Friday, April 27, 2012

Science / Religion


I was pleased Tara could join us again.  We've about run out of ISEPP lectures for the two of us at the same table, though perhaps there will be times.  I let her off at the entrance to the Schnitzer, while taking the car around to the City Park on 13th, just north of the Multnomah County Library.  I returned to the theater through the back entrance on the park blocks and didn't find Tara again until the Q & A.

Philip Clayton tells some interesting history and plays brief clips of key people, a lecture style I think he pulls off.  He's an innovative guy.  I should be forgiven for my esoteric immersion lately in the Homer Davenport story, with links to Homer Simpson and therefore... Ned Flanders.  If he'd said "okaly dokaly" I'd have cracked up out loud.  "They'd probably like him at Earlham."  "What's that supposed to mean" (laughing).  Then it turned out he was Quaker.  So I was probably right.

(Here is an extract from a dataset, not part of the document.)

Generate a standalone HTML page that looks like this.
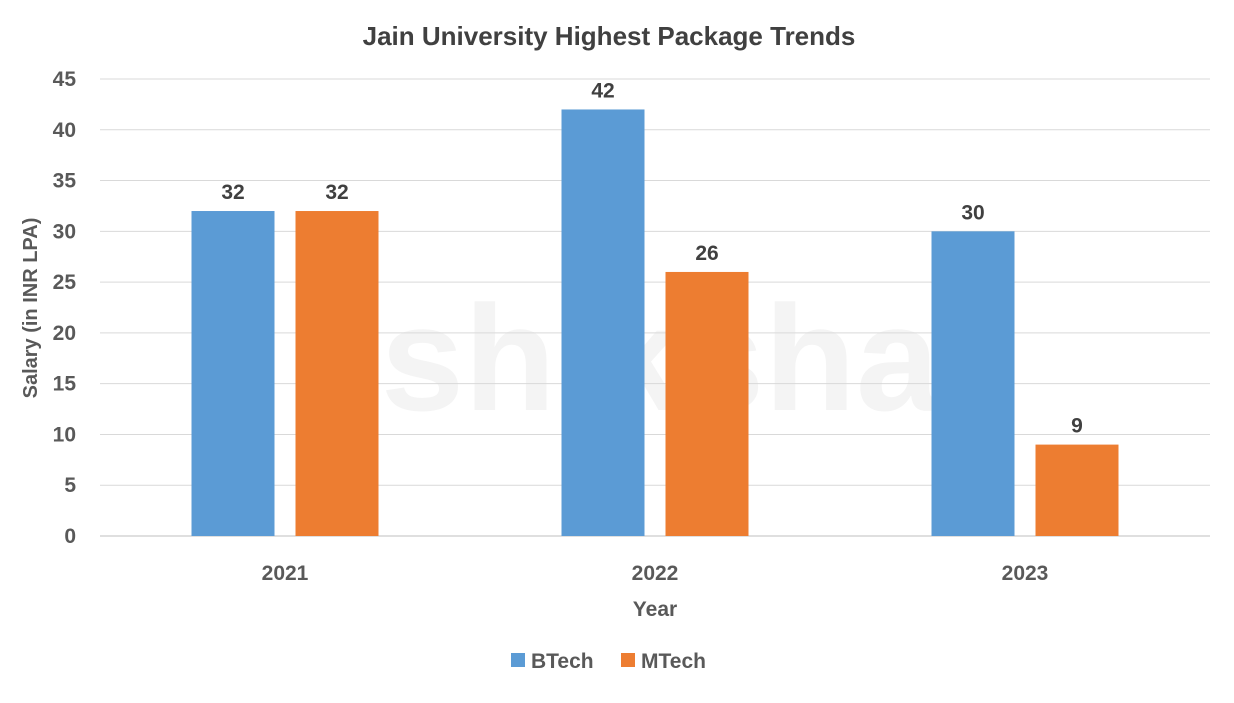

Portlanders are pensive, serious thinkers.  I'm not saying Portland is the only introspective city.  I think it helps to have Quakers, even if only a few.  Have esoteric Buddhist sects if you're lucky.

Science and religion had been getting along pretty well.  I was surprised he didn't mention Teilhard de Chardin.  I asked during the Q & A if he didn't think the best religions could still be ahead of us.  Instead of trying to make the old ones get along better, why aren't we busier inventing new ones.  We've learned a lot from these many civilizations, why not kick start a bunch of new ones?  Philip responded with the idea of retro-fitting or rehabilitating old ones.  Much more could be done with the teachings of Jesus than Christianity had ever yet tried, so why not re-animate from within an existing tradition?  I guess I wouldn't see it as either / or.  Inventing new religions is likewise a process of reinventing old religions.  Kneed that clay.

Anyway (about twenty years ago was it?) that science / religion rapprochement all went kablooey and a major culture war got underway in which science and religion would appear to fight in a bitter way again.

For many, this felt like a throw back detour into a darker age.

Clayton's plea, transmitting Bronowski's (I remember that guy, a TV personality), was that we overcome the current impasse, the either / or mentality, and stop getting in one anothers' way.  Portlanders couldn't find much to argue with there and left the theater upbeat, was my impression.

Tara and I adjourned to the dinner, joining Jeff and a co-worker from Rumblefish.  The waiters were generous with me in particular when pouring red, perhaps for kindnesses exchanged, or so it seemed to me and Don.  Missed Nirel  (CSN) and other favorite people -- some just because they were at other tables, and we left before too late.

We seemed a small crowd.  Terry quizzed Tara about where she was going to college.  We talked about her 3rd place win in the state in a team she co-founded and co-led to glory.

I've been very privileged to have been a father twice over, plus there's always that dad vibe.  The orbit through this theater, this hotel, has been a nurturing and satisfying one.  My thanks to Terry and the much larger cast that makes it possible, out to Mentor Graphics and beyond.

We also talked about DMSO and MSM, both stocked on the health food aisle.  You should not be surprised when close to the Linus Pauling neighborhood that you hear lots of complicated "molecule talk" regarding the possible pathways whereby the various ingredients might do their work.  Terry talked about chemical "chaperons" in the body, which may accompany complex molecules with a propensity to miss-fold, thanks to some inherited defect, and cause them to fold correctly nevertheless (hence the term "chaperon" although "coach" and/or "guardian" might also gain traction).

After this enjoyable night out and some time with other Wanderers (ISEPP's cultish fandom), I retreated to the bat cave to catch up with my work.  Lots of people have an interest in Python these days.  Yes, I help whip that up, not ashamed to say that I do, no siree.  Here's a computer language that can take you places.  Not a waste of time to learn.  Steve, just back from points east, is in the same line of work.

For followup:  daft punk & IVM (back to designing those religions, Subgenius at work).